Ask any board member to identify the primary function of the board. Chances are good that eight of the first 10 answers you receive will be “policy.”

Now, ask those same board members to list the decisions they made at their last board meeting. How many of their actions had anything to do with policy? Our experience: virtually none.

The truth is, boards don’t operate at the broad policy level. Most boards make decisions at the operational level – the place where the CEO should exercise delegated authority, responsibility, and accountability for day-to-day operations.

This, probably more than any other factor, is what leads to confusion of roles, charges of micro-managing, wasted time, splintered vision and frustration due to boards’ inability to make a meaningful contribution to the organizations they govern.

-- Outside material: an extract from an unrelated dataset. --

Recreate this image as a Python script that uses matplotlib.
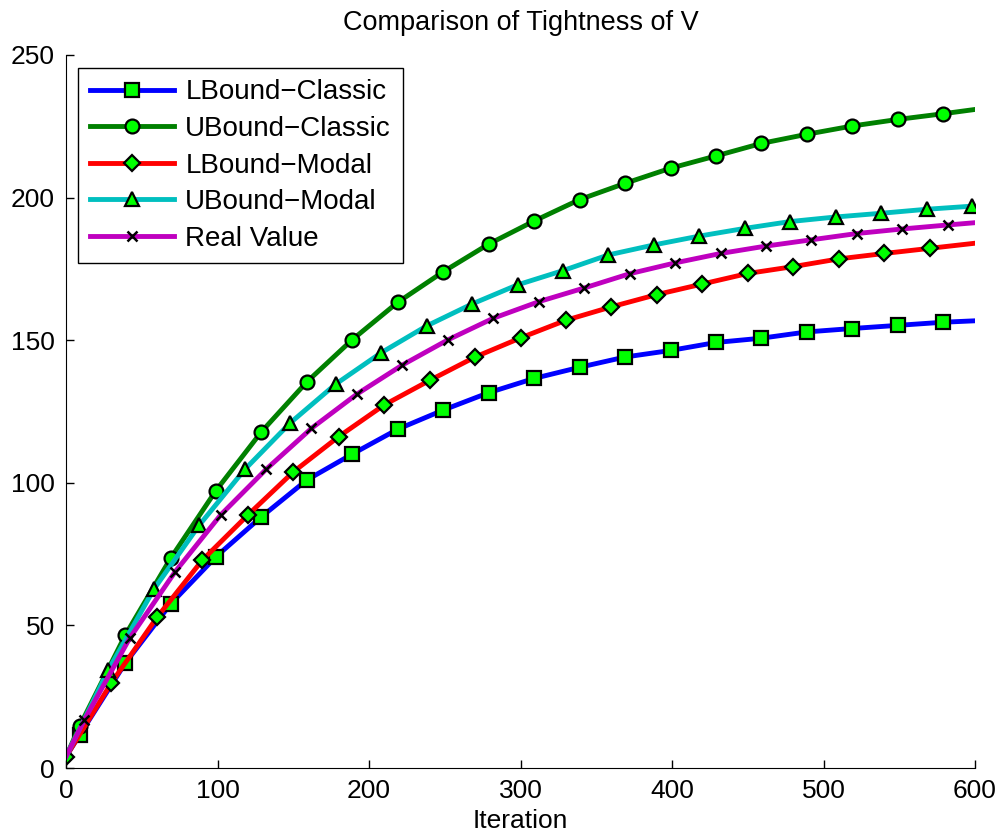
import numpy as np
import matplotlib
matplotlib.use("Agg")
import matplotlib.pyplot as plt

plt.rcParams['font.family'] = ['Liberation Sans', 'DejaVu Sans']

it_classic = [0, 9, 39, 69, 99, 129, 159, 189, 219, 249, 279, 309, 339, 369, 399,
              429, 459, 489, 519, 549, 579, 600]
lb_classic = [4, 11.6, 36.7, 57.5, 74.1, 88.1, 101, 110.1, 118.8, 125.5, 131.6, 136.6,
              140.5, 144.1, 146.4, 149.2, 150.7, 152.9, 154.1, 155.2, 156.3, 156.8]
ub_classic = [4, 14.7, 46.5, 73.5, 97.3, 117.9, 135.4, 150.2, 163.3, 174, 183.7, 191.8,
              199.3, 205, 210.3, 214.6, 219, 222.2, 225.1, 227.4, 229.4, 230.9]

it_lb_modal = [0, 30, 60, 90, 120, 150, 180, 210, 240, 270, 300, 330, 360, 390, 420,
               450, 480, 510, 540, 570, 600]
lb_modal = [4, 29.9, 52.8, 72.9, 88.7, 103.8, 116.2, 127.3, 135.9, 144.1, 150.8, 157,
            161.7, 166, 169.7, 173.4, 175.8, 178.5, 180.4, 182.2, 184]

it_ub_modal = [0, 28, 58, 88, 118, 148, 178, 208, 238, 268, 298, 328, 358, 388, 418,
               448, 478, 508, 538, 568, 598, 600]
ub_modal = [4, 34.4, 62.7, 85.2, 104.7, 121, 134.6, 145.6, 155, 162.7, 169.4, 174.4,
            179.9, 183.4, 186.5, 189.2, 191.6, 193.2, 194.5, 195.9, 197, 197.1]

it_real = [0, 12, 42, 72, 102, 132, 162, 192, 222, 252, 282, 312, 342, 372, 402,
           432, 462, 492, 522, 552, 582, 600]
real_value = [4, 16.8, 45.5, 68.8, 88.7, 104.7, 119.1, 131.1, 141.3, 150.1, 157.7,
              163.5, 168.3, 173.3, 177.1, 180.4, 183, 185.2, 187.4, 189, 190.4, 191.2]

fig = plt.figure(figsize=(10.05, 8.38), dpi=100)
ax = fig.add_axes([0.0657, 0.0835, 0.9045, 0.8509])

face = '#00ff00'
common = dict(lw=3.5, markerfacecolor=face, markeredgecolor='black', markeredgewidth=1.6)

ax.plot(it_classic, lb_classic, color='#0000ff', marker='s', markersize=9.5,
        markevery=list(range(1, 21)), label='LBound\u2212Classic', **common)
ax.plot(it_classic, ub_classic, color='#008000', marker='o', markersize=10,
        markevery=list(range(1, 21)), label='UBound\u2212Classic', **common)
ax.plot(it_lb_modal, lb_modal, color='#ff0000', marker='D', markersize=8,
        markevery=list(range(0, 20)), label='LBound\u2212Modal', **common)
ax.plot(it_ub_modal, ub_modal, color='#00bfbf', marker='^', markersize=10,
        markevery=list(range(1, 21)), label='UBound\u2212Modal', **common)
ax.plot(it_real, real_value, color='#bf00bf', marker='x', markersize=7,
        markevery=list(range(1, 21)), label='Real Value', lw=3.5,
        markeredgecolor='black', markeredgewidth=1.8)

ax.set_xlim(0, 600)
ax.set_ylim(0, 250)
ax.set_xticks(np.arange(0, 601, 100))
ax.set_yticks(np.arange(0, 251, 50))
ax.spines['top'].set_visible(False)
ax.spines['right'].set_visible(False)
ax.tick_params(direction='in', length=6, width=1, labelsize=19, pad=8)
ax.set_xlabel('Iteration', fontsize=19, labelpad=4)
ax.set_title('Comparison of Tightness of V', fontsize=19.5, pad=18)

leg = ax.legend(loc='upper left', bbox_to_anchor=(0.013, 0.982), fontsize=20,
                fancybox=False, edgecolor='black', framealpha=1, borderaxespad=0,
                handlelength=3.05, handletextpad=0.4, labelspacing=0.38,
                borderpad=0.42)
leg.get_frame().set_linewidth(1.0)

fig.savefig('out.png', dpi=100)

The problem is not that boards resist functioning at the policy level. It is more due to the fact that boards simply haven’t taken the time to assess their own performance and consciously discover how board decisions can be made at the broad policy level.

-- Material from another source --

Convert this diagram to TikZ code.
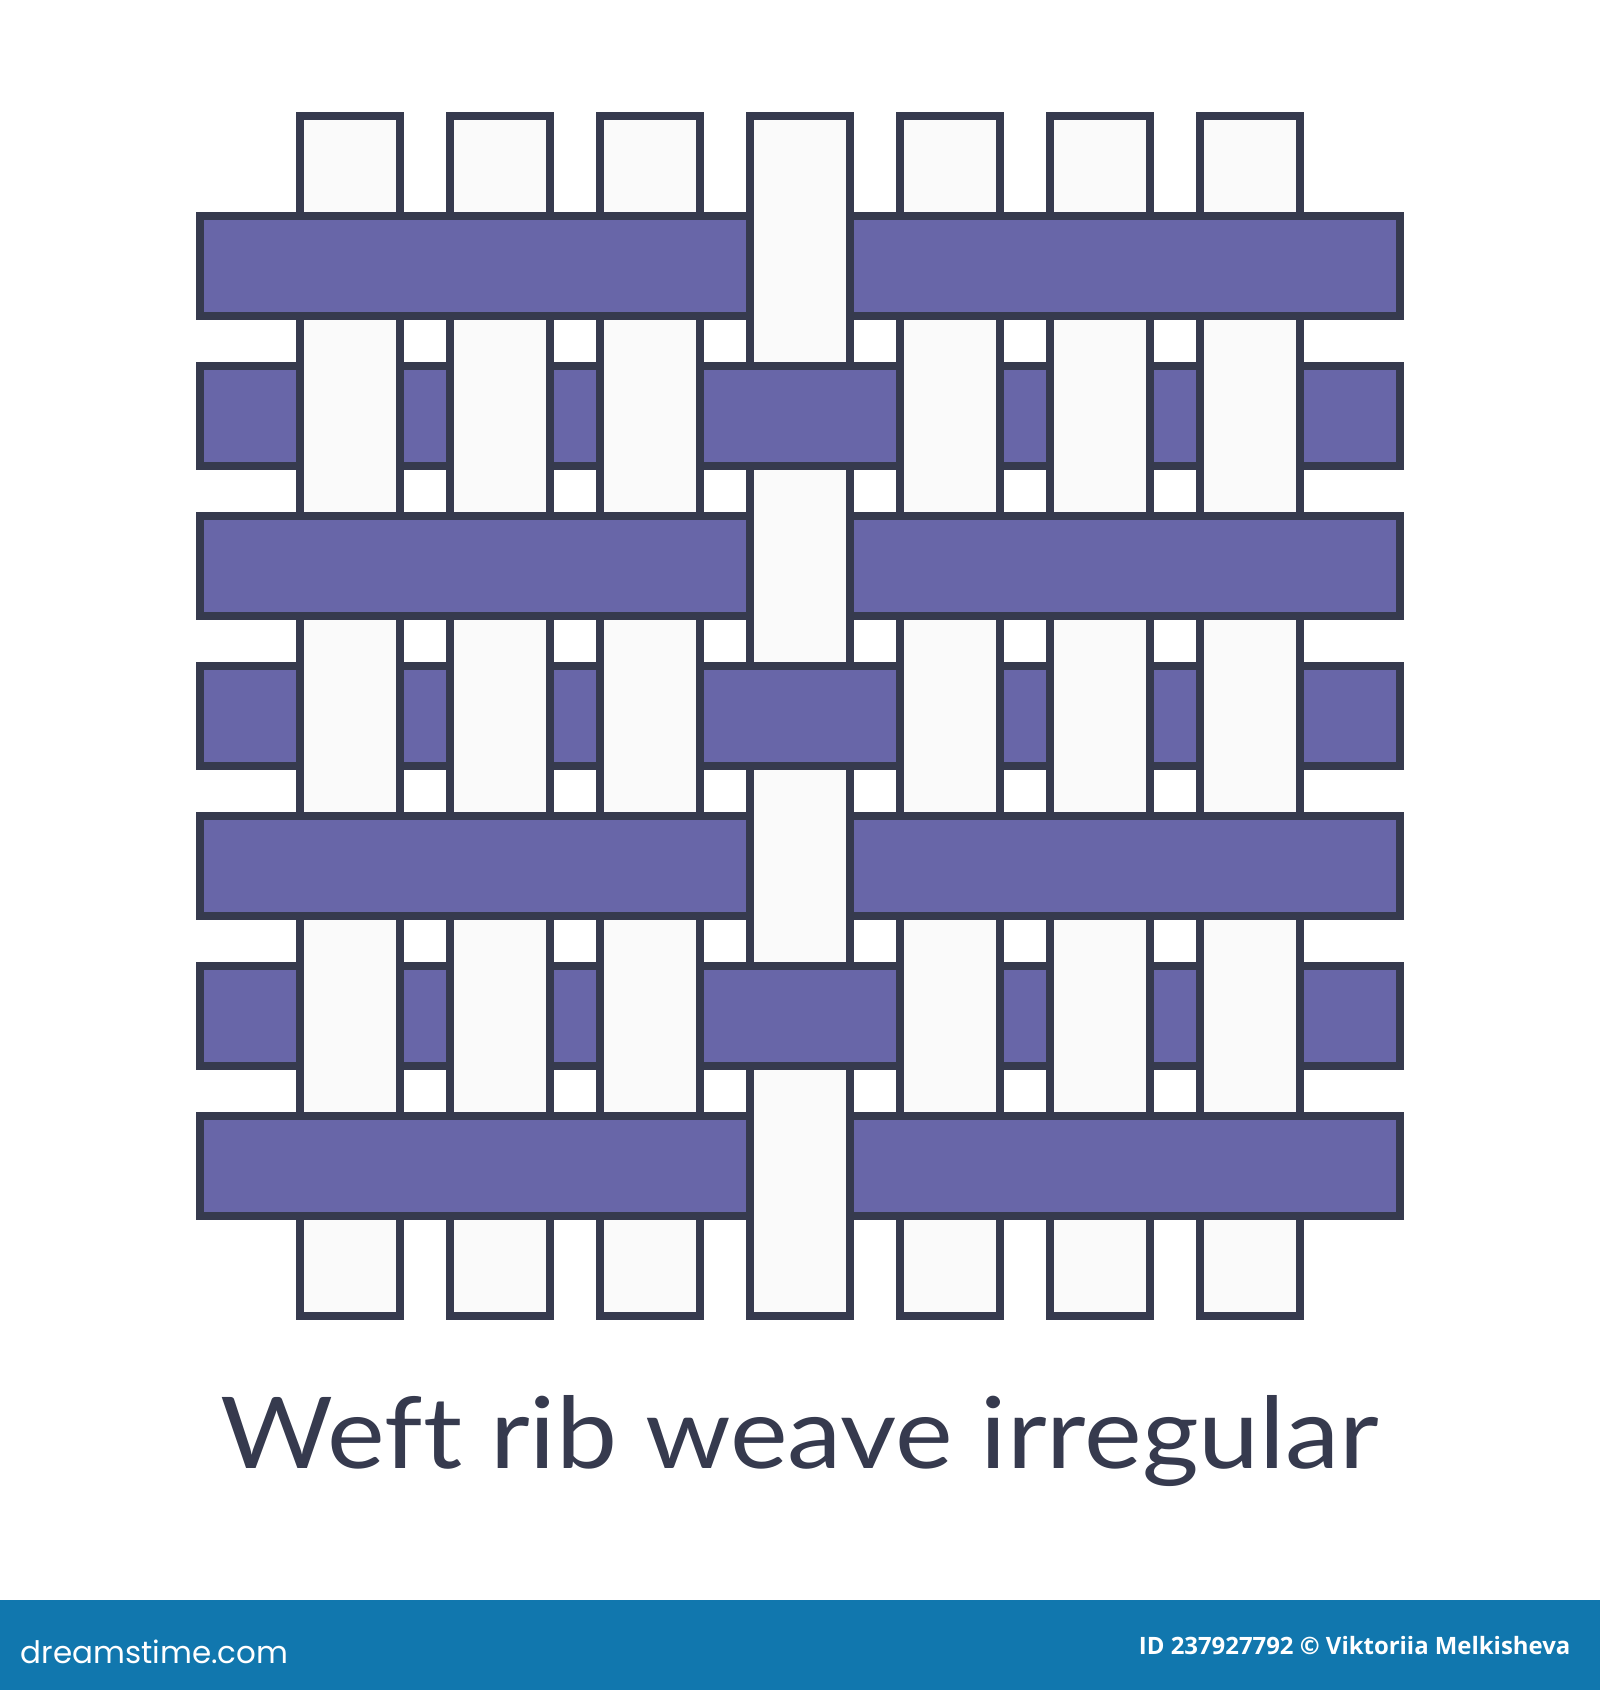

It is much easier for boards to dabble in the day-to-day operations of the organization, because these are the tangible “how” functions that can be touched and played with and with which many board members are familiar.

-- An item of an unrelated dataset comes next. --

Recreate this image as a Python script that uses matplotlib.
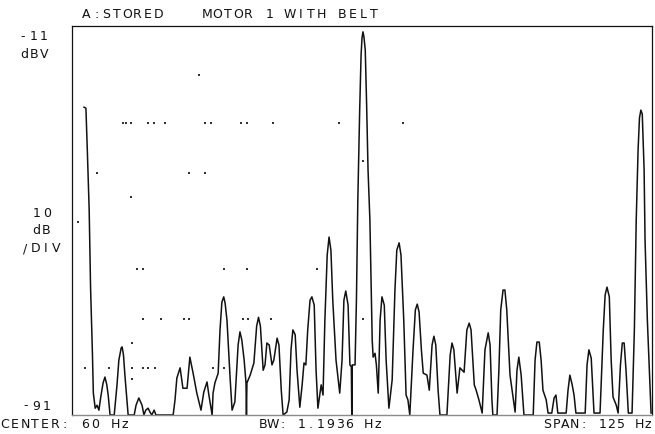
import numpy as np
import matplotlib
matplotlib.use("Agg")
import matplotlib.pyplot as plt

# analyzer setup (from the screen annotations)
center_hz = 60
span_hz = 125
ref_dbv = -11
db_per_div = 10
n_div = 8

# stored trace: frequency (Hz) and level (dBV)
trace_hz = [
    0.1, 0.5, 0.8, 1.2, 1.5, 1.9, 2.1, 2.5, 2.9, 3.3, 3.7, 4.2, 4.6, 5.0, 5.3, 5.7,
    6.6, 7.2, 7.6, 8.1, 8.3, 8.6, 8.9, 9.6, 10.9, 11.3, 11.9, 12.6, 13.0, 13.4, 13.9,
    14.3, 14.7, 15.2, 15.6, 19.3,
    19.7, 20.1, 20.8, 21.4, 22.3, 22.9, 23.6, 24.4, 25.3, 25.9, 26.6, 27.0, 27.7,
    27.9, 28.3, 29.0, 29.4, 29.8, 30.2, 30.5, 30.9, 31.6, 32.0, 32.6, 33.3, 33.7,
    34.1, 34.6, 35.0, 35.1, 35.2, 35.9, 36.7, 37.3, 37.7, 38.1, 38.7, 39.1, 39.5,
    40.0, 40.6, 41.0, 41.7, 42.1, 42.6, 43.0, 43.8, 44.3, 44.7, 45.1, 45.6, 46.0,
    46.6, 47.1, 47.5, 47.9, 48.3, 48.8, 49.2, 49.7, 50.1, 50.5, 51.2, 51.6, 52.0,
    52.5, 52.9, 53.3, 53.7, 54.4, 55.2, 55.7, 56.1, 56.5, 57.0, 57.4, 57.7, 57.8,
    57.9, 58.5, 58.8, 59.1, 59.5, 59.8, 60.0, 60.2, 60.4, 60.7, 61.0, 61.3, 61.7,
    62.2, 62.4, 62.8, 63.1, 63.5, 63.9, 64.3, 64.8, 65.2, 65.8, 66.5, 67.1, 67.5,
    68.0, 68.4, 69.0, 69.5, 69.9, 70.3, 71.0, 71.5, 71.9, 72.3, 72.8, 73.2, 74.0,
    74.5, 75.1, 75.5, 75.9, 76.4, 76.8, 78.3, 79.0, 79.4, 79.8, 80.5, 81.1, 82.0,
    82.6, 83.1, 83.5, 84.2, 84.6, 85.2, 85.9, 86.5, 87.2, 87.6, 88.0, 88.2, 89.1,
    89.5, 89.9, 90.4, 90.8, 91.2, 91.9, 92.5, 93.0, 93.4, 93.8, 94.3, 94.9, 96.9,
    97.3, 97.7, 98.2, 98.6, 99.0, 99.7, 100.1, 100.9, 101.4, 101.8, 102.2, 104.0,
    104.4, 104.8, 105.3, 105.7, 106.1, 108.1, 108.5, 108.9, 109.4, 110.0, 111.3,
    112.0, 112.4, 112.8, 113.3, 113.7, 114.1, 114.8, 115.2, 115.7, 116.1, 116.5,
    116.9, 117.4, 118.2, 118.7, 119.1, 119.5, 119.8, 120.1, 120.4, 120.8, 121.0,
    121.5, 122.0, 122.3,
]
trace_dbv = [
    -27.7, -27.9, -36.5, -48.8, -64.7, -78.3, -86.5, -89.6, -89.0, -90.0, -87.3, -84.4, -83.2, -84.8, -86.9, -91,
    -91, -84.8, -79.7, -77.2, -77.0, -78.7, -82.8, -91, -91, -89.0, -87.5, -89.0, -91, -90.0, -89.6,
    -90.4, -91, -90.0, -91, -91,
    -87.9, -83.4, -81.3, -85.5, -85.5, -79.1, -82.4, -86.5, -90.0, -86.3, -84.2, -86.9, -91,
    -86.5, -84.4, -82.4, -73.5, -67.8, -66.7, -68.0, -71.5, -83.8, -90.0, -88.3, -76.6, -73.9,
    -75.6, -79.7, -84.4, -91, -84.4, -82.8, -80.3, -72.7, -70.9, -72.7, -81.8, -80.7, -76.2,
    -76.6, -80.7, -79.7, -75.2, -76.6, -85.9, -91, -90.4, -87.9, -77.6, -73.5, -74.5, -81.8,
    -89.4, -84.8, -80.3, -80.7, -73.5, -67.4, -66.7, -68.4, -81.8, -89.6, -84.8, -86.9, -71.5,
    -58.1, -54.4, -57.1, -67.4, -79.7, -86.5, -79.7, -67.4, -65.5, -68.4, -80.7, -81.1, -91,
    -80.7, -80.7, -67.4, -46.8, -28.3, -17.0, -13.5, -12.2, -13.1, -15.9, -27.3, -40.6, -50.9,
    -75.6, -79.1, -78.3, -80.7, -86.5, -71.5, -66.7, -68.4, -79.7, -89.6, -83.8, -65.3, -57.1,
    -55.6, -58.1, -71.5, -86.9, -87.9, -91, -77.6, -69.4, -68.2, -69.8, -77.6, -82.4, -82.8,
    -85.9, -76.6, -74.8, -76.6, -85.9, -91, -91, -78.7, -76.2, -77.6, -86.5, -81.3, -82.2,
    -73.5, -72.1, -73.5, -84.8, -85.9, -87.9, -90.6, -77.6, -74.1, -76.6, -87.9, -91, -91,
    -81.8, -69.4, -65.3, -65.3, -69.4, -82.8, -86.9, -90.4, -81.8, -79.1, -82.8, -91, -91,
    -79.7, -76.0, -76.0, -79.7, -85.9, -87.9, -90.6, -90.6, -87.5, -86.9, -90.6, -90.6,
    -85.9, -82.8, -84.8, -86.9, -90.6, -90.6, -80.7, -77.6, -79.3, -90.6, -90.6,
    -73.5, -66.3, -64.7, -66.7, -79.7, -87.3, -89.0, -90.6, -80.7, -76.2, -76.2,
    -81.8, -90.6, -90.6, -73.5, -50.9, -36.5, -29.9, -28.3, -29.1, -40.6, -55.0,
    -71.5, -83.8, -90.6,
]

# stray graticule dots left on the screen
dot_hz = [24.9, 8.5, 9.1, 10.2, 13.9, 15.2, 17.5, 26.2, 27.5, 33.9, 35.2, 40.8, 55.1, 68.8,
          2.9, 22.7, 26.2, 60.2, 10.2, -1.2, 11.5, 12.8, 30.3, 35.2, 50.3,
          12.8, 16.7, 21.6, 22.7, 34.4, 35.4, 40.4, 60.2, 10.4,
          0.3, 5.5, 10.4, 12.8, 13.9, 15.4, 27.9, 30.3, 10.4]
dot_dbv = [-21.1, -31, -31, -31, -31, -31, -31, -31, -31, -31, -31, -31, -31, -31,
           -41.2, -41.2, -41.2, -38.8, -46.2, -51.3, -61, -61, -61, -61, -61,
           -71.3, -71.3, -71.3, -71.3, -71.3, -71.3, -71.3, -71.3, -76.2,
           -81.3, -81.3, -81.3, -81.3, -81.3, -81.3, -81.3, -81.3, -83.6]

title_left = "A:STORED"
title_right = "MOTOR 1 WITH BELT"
ref_label = ["-11", "dBV"]
scale_label = ["10", "dB", "/DIV"]
bottom_label = "-91"
footer = ["CENTER: 60 Hz", "BW: 1.1936 Hz", "SPAN: 125 Hz"]

W, H = 655, 434
fig = plt.figure(figsize=(W / 100, H / 100), dpi=100)
ax = fig.add_axes([72 / W, (H - 415) / H, 580 / W, 389 / H])

ax.set_xlim(center_hz - span_hz / 2, center_hz + span_hz / 2)
ax.set_ylim(ref_dbv - n_div * db_per_div, ref_dbv)
ax.set_xticks([])
ax.set_yticks([])
for side in ["left", "top", "right"]:
    ax.spines[side].set_linewidth(0.9)
    ax.spines[side].set_color("#111111")
ax.spines["bottom"].set_linewidth(1.0)
ax.spines["bottom"].set_color("#8a8a8a")

ax.plot(trace_hz, trace_dbv, color="#111111", lw=1.1, clip_on=False,
        solid_joinstyle="round")
ax.scatter(dot_hz, dot_dbv, s=1.2, c="#333333", marker="s", lw=0)


# the analyzer prints in a fixed-pitch stroke font, so place char by char
def put(s, x0, y, pitch=10.3, size=9):
    for i, ch in enumerate(s):
        fig.text((x0 + i * pitch) / W, 1 - y / H, ch, ha="center", va="center",
                 fontsize=size, family="DejaVu Sans", color="#111111")


put(title_left, 86, 14)
put(title_right, 207, 14, pitch=10.4)
put(ref_label[0], 23, 37)
put(ref_label[1], 24, 54)
put(scale_label[0], 37, 213)
put(scale_label[1], 36, 231)
put(scale_label[2], 25, 249)
put(bottom_label, 26, 406)
put(footer[0], 5, 425, pitch=10.0)
put(footer[1], 263, 425, pitch=9.6)
put(footer[2], 547, 425, pitch=9.2)

fig.savefig("out.png", dpi=100)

Creating an organizational vision, identifying long-term benefits for the clients being served, and then rigorously monitoring performance takes more work—and a higher level of leadership. But it is the most important work a board can do. Unfortunately, most boards have given away the best part of their jobs!

Coherent Governance® is a model of board governance that, if faithfully followed, will compel boards to make policy decisions, not operational decisions.

If Our Board Adopts Coherent Governance, is Successful Implementation Assured?

Our experienced consultation and training offer all the practical and theoretical tools a board should need to effectively implement Coherent Governance. But implementation attempts can fail. In the final analysis, your board is responsible for its own behavior and commitment, and no third-party consultant can compensate for some of the reasons for failure.

We have seen these contributors to implementation failure:

  • Lack of board commitment;
  • Impatience with the challenge to do different work well;
  • CEOs’ inability or refusal to assume the required authority and accountability;
  • Dwelling on the model itself, rather than using it as a governing tool;
  • Allowing members with a different agenda to sidetrack the board.

Doing anything new and different requires commitment, patience and willingness to abandon old habits and customs in favor of the promise of better, more fulfilling work.

The Tangible Results of Coherent Governance Implementation

Your effort to govern well using Coherent Governance will result in:

  • A new set of governing policies, which collectively establish performance standards for the board, the organization, and the CEO;
  • The board’s part of a strategic plan: Board definition of the Mission/Vision and Goals (Results), with Strategies and Actions delegated to the CEO and staff;
  • A meaningful board self-assessment built on the board’s own self-determined standards of performance;
  • An authentic CEO evaluation based entirely on the organization’s performance;
  • A full year plan for board work, which will drive board meeting agendas for the next 12 months;
  • A board job description;
  • A CEO job description;
  • A process for assessing the performance of every element of the organization’s operation;
  • A process for evaluating reasonable progress toward achieving the board’s defined Results;
  • A framework for building a strategic communications plan between the board and its owners and stakeholders.

All encompassed in a single, coherent system! Coherent Governance eliminates the need for boards to engage in multiple, uncoordinated projects. Planning, communicating, evaluating are all a part of the articulated, systemic and systematic whole.

It’s the only system that makes sense.